Depending, this upcoming Supreme Court decision could have far greater consequences than its abortion and gun control rulings, yet neither the media nor AOC will realize it (immediately)
/[The case consists of whether], in 42 U.S.C. § 7411(d), an ancillary provision of the Clean Air Act, Congress constitutionally authorized the Environmental Protection Agency to issue significant rules — including those capable of reshaping the nation's electricity grids and unilaterally decarbonizing virtually any sector of the economy — without any limits on what the agency can require so long as it considers cost, nonair impacts and energy requirements.
Not the Bee: “In laymen's terms, the question is: Can the EPA undertake its own interpretation of federal statute and just kinda do whatever it thinks is right? Or does that authority rest only with Congress?
… [If] the Court rules that the EPA cannot simply delegate itself authority based on its own interpretation of federal law, it may very well extend to every other agency of the federal government—meaning that federal agencies may very well be hamstrung in their ability to do whatever they want.”
Here's what UCLA School of Law Prof. Blake Emerson said about it earlier this month:
Right now, we have a case before the court, West Virginia v. the Environmental Protection Agency, that's really about the EPA's authority to address climate change. And essentially, the court is very skeptical that Congress should be able to give administrative bodies like the Environmental Protection Agency authority to make big policy decisions — to decide, "OK, do we want to regulate just specific power plants? Or do we want to regulate the entire electric grid?" And the court thinks that those decisions constitutionally have to be made by Congress because that's where the Constitution placed that power. And that is a fairly revolutionary doctrine.
I say “depending”, because the court might very well write a very narrow decision strictly confined to the particular facts of this case, and the broader issue will be deferred to another day, another fact pattern. But the court might strike down — or endorse — the power of regulatory agencies to effectively write their own laws. And that would be huuuge.

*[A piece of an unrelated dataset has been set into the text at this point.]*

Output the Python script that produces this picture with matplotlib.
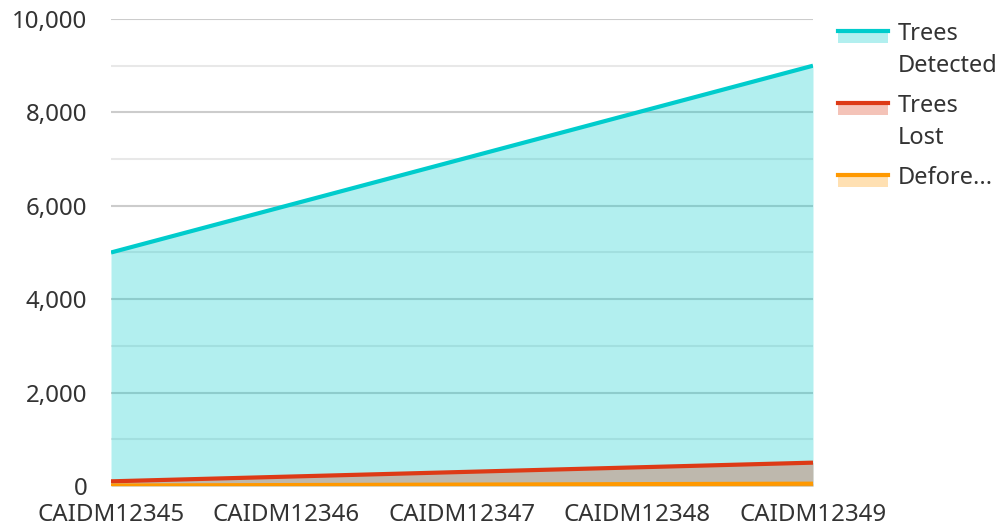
import numpy as np
import matplotlib.pyplot as plt
from matplotlib.ticker import FuncFormatter, MultipleLocator
from matplotlib.patches import Rectangle
from matplotlib.lines import Line2D

plt.rcParams['font.family'] = ['Noto Sans', 'DejaVu Sans']

# Data
sites = ['CAIDM12345', 'CAIDM12346', 'CAIDM12347', 'CAIDM12348', 'CAIDM12349']
trees_detected = [5000, 6000, 7000, 8000, 9000]
trees_lost = [100, 200, 300, 400, 500]
deforestation = [10, 20, 30, 40, 50]

series = [
    (['Trees', 'Detected'], trees_detected, '#00CCCC'),
    (['Trees', 'Lost'], trees_lost, '#DD3A16'),
    (['Defore...'], deforestation, '#FF9900'),
]

W, H = 1005, 528
fig = plt.figure(figsize=(W / 100, H / 100), dpi=100)
ax = fig.add_axes([111 / W, (H - 486) / H, (813 - 111) / W, (486 - 19) / H])

x = np.arange(len(sites))
for name, vals, lc in series:
    ax.fill_between(x, 0, vals, color=lc, alpha=0.3, linewidth=0, zorder=2)
    ax.plot(x, vals, color=lc, linewidth=3, zorder=3, solid_capstyle='butt')

ax.set_xlim(0, len(sites) - 1)
ax.set_ylim(0, 10000)
ax.yaxis.set_major_locator(MultipleLocator(2000))
ax.yaxis.set_minor_locator(MultipleLocator(1000))
ax.yaxis.set_major_formatter(FuncFormatter(lambda v, p: f'{int(v):,}'))
ax.grid(True, which='major', axis='y', color='#cccccc', linewidth=1.5, zorder=1)
ax.grid(True, which='minor', axis='y', color='#e8e8e8', linewidth=1.5, zorder=1)
ax.set_axisbelow(True)
ax.set_xticks(x)
ax.set_xticklabels(sites)
ax.tick_params(axis='both', which='both', length=0, labelsize=17.3, colors='#333333')
ax.tick_params(axis='x', pad=12)
ax.tick_params(axis='y', pad=17)
for s in ax.spines.values():
    s.set_visible(False)

# legend drawn by hand: line on top, light fill under it, wrapped labels
line_y = [31, 103, 175]
for (name, vals, lc), ly in zip(series, line_y):
    fig.patches.append(Rectangle((838 / W, 1 - (ly + 12) / H), 50 / W, 10 / H,
                                 transform=fig.transFigure, facecolor=lc,
                                 alpha=0.3, edgecolor='none'))
    fig.lines.append(Line2D([838 / W, 888 / W], [1 - ly / H] * 2,
                            transform=fig.transFigure, color=lc, linewidth=3))
    for i, part in enumerate(name):
        fig.text(898 / W, 1 - (ly + 9 + 32 * i) / H, part, fontsize=17,
                 color='#333333', va='baseline', ha='left')

fig.savefig('out.png', dpi=100)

…. Second, the Fifth Circuit held that the Commission's statutory ability to opt to bring securities fraud actions within the agency violated the "non-delegation doctrine." The court concluded that Congress had delegated legislative power to the SEC by allowing the Commission to decide whether to bring enforcement actions in federal court or as administrative actions. The court further held that this delegation of power is unconstitutional because Congress has not provided guidance to the Commission with respect to how it should exercise that discretion.